* Exercise
Will you repeat only the lines beginning at the one that mentions "Generate a Python" and ending at the one that mentions "import plotly.graph_objects as go", both of them included, exactly?

* Material
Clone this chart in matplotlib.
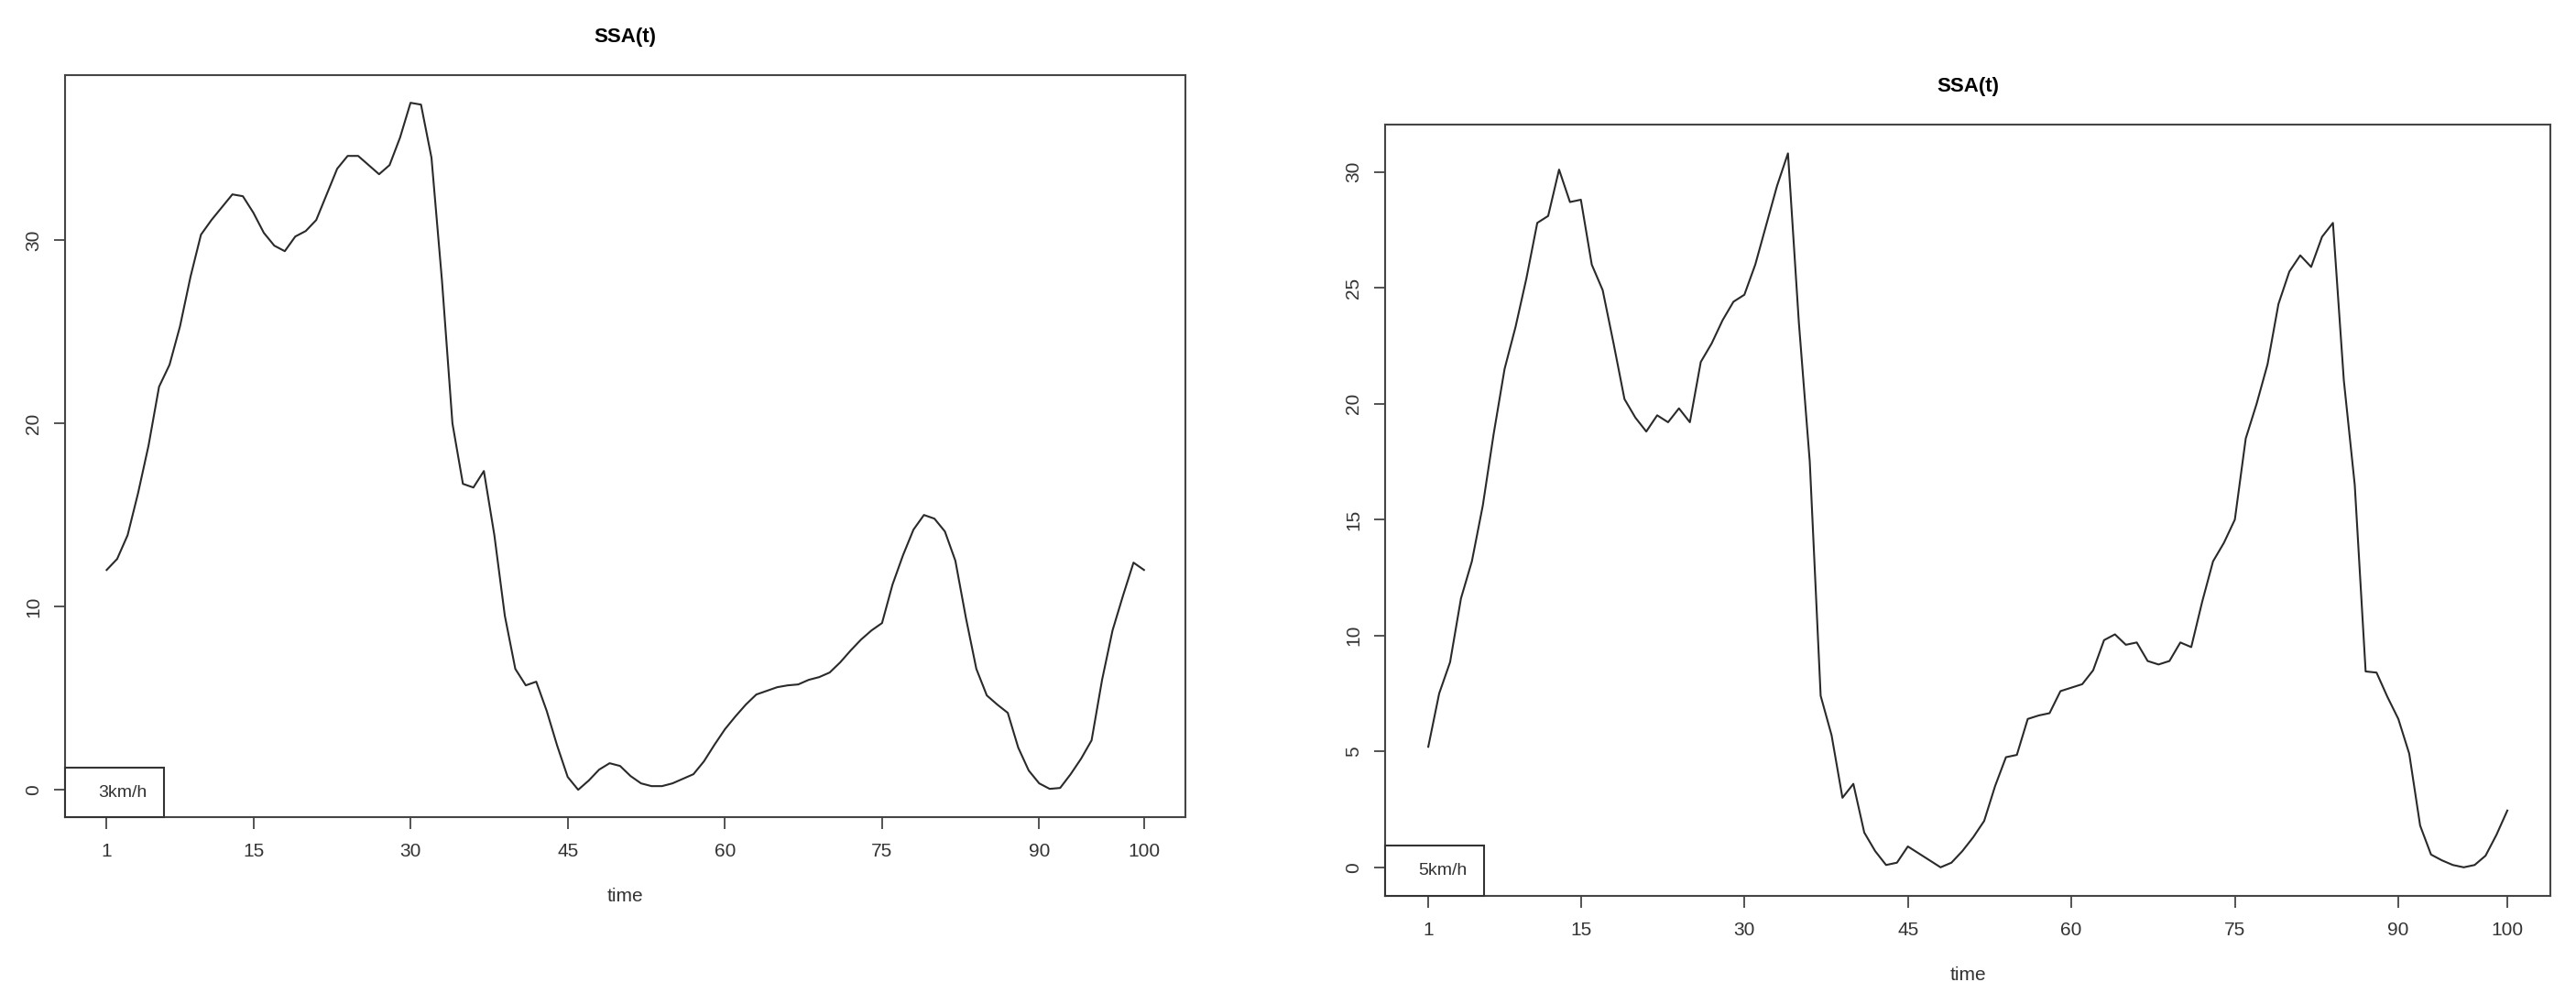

--

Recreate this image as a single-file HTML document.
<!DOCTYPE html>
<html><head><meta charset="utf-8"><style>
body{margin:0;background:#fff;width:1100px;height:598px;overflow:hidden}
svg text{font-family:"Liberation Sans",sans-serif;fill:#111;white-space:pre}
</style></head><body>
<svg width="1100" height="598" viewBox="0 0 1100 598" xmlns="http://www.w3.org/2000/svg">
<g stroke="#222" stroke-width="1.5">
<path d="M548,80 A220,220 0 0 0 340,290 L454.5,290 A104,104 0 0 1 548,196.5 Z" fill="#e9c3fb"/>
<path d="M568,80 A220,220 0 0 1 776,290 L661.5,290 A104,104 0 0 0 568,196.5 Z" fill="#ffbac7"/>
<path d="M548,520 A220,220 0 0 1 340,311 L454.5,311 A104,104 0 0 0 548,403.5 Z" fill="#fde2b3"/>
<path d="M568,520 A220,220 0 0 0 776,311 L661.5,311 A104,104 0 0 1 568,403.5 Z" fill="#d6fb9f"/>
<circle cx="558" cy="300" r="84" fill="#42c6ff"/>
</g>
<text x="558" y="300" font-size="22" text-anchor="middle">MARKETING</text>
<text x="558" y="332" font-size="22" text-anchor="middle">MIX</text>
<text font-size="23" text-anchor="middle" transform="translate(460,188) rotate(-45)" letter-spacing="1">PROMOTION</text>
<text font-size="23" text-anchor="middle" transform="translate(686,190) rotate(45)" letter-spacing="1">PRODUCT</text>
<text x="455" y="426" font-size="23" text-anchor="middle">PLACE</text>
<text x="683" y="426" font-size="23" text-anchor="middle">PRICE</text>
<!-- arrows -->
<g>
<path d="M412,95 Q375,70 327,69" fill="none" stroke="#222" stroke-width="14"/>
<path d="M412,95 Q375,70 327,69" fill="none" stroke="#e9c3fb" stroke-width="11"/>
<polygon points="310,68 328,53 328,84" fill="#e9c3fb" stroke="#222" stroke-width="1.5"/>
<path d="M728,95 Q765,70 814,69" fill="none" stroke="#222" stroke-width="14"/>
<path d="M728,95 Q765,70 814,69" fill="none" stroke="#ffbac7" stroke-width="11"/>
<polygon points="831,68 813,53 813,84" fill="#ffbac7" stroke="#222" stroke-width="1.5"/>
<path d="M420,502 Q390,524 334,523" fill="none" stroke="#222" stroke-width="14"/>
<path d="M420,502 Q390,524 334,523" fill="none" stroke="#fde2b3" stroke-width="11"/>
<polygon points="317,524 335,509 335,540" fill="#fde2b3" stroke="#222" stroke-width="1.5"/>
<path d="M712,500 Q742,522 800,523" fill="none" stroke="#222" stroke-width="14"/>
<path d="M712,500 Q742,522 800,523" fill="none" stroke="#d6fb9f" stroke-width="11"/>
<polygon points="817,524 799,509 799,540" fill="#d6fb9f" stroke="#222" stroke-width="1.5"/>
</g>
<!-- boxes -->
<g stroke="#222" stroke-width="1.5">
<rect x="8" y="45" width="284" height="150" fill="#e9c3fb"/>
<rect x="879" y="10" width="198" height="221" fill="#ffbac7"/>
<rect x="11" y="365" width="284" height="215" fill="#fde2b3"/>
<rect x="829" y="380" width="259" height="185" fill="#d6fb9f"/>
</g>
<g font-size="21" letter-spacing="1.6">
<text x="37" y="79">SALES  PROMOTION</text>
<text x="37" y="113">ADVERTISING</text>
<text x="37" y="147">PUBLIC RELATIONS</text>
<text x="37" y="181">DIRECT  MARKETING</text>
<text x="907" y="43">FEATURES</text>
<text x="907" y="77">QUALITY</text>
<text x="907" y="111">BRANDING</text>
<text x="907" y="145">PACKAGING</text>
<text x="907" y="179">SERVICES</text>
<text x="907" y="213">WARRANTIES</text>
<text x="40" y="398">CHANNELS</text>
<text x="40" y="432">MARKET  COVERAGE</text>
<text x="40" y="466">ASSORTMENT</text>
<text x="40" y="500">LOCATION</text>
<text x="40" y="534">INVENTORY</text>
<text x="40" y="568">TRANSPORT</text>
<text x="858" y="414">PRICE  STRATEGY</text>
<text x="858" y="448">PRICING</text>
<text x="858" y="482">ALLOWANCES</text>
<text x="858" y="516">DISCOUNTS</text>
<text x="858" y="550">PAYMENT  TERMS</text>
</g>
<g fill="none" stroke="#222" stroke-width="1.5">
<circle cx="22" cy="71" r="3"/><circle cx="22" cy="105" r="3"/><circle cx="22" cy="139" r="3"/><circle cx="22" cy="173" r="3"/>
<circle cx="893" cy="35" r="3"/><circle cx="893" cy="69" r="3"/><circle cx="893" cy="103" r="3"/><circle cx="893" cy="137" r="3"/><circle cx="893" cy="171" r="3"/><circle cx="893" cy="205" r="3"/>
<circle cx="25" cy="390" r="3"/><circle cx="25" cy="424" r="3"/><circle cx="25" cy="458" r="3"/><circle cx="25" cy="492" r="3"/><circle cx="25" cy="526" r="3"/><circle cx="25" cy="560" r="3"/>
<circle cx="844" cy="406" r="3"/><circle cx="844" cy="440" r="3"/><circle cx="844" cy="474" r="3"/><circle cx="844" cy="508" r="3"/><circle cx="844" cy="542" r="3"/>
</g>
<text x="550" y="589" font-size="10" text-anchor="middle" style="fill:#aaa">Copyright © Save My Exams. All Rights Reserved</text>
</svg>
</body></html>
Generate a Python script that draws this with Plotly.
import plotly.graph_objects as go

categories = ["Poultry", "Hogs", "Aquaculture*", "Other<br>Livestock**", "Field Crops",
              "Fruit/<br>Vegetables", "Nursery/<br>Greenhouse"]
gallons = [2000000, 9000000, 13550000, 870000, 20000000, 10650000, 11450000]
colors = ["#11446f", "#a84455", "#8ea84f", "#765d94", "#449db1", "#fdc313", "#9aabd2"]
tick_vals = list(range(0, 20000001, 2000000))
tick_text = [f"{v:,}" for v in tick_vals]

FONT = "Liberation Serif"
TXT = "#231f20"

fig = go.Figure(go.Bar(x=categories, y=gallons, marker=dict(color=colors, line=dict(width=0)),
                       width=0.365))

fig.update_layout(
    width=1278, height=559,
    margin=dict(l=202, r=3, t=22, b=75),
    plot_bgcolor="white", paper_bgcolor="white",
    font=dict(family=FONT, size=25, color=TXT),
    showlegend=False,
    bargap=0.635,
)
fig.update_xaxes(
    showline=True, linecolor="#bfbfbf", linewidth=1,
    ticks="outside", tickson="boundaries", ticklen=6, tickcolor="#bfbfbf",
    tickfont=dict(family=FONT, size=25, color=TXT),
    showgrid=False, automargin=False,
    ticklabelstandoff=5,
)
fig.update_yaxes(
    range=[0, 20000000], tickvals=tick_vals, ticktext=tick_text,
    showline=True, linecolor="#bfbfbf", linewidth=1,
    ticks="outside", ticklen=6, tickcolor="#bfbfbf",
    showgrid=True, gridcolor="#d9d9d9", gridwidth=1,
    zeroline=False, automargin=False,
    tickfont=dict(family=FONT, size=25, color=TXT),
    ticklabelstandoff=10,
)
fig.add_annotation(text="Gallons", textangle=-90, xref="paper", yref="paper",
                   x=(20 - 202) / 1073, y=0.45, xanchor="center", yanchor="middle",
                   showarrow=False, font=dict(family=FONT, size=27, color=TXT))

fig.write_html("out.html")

* Complete output
Generate a Python script that draws this with Plotly.
import plotly.graph_objects as go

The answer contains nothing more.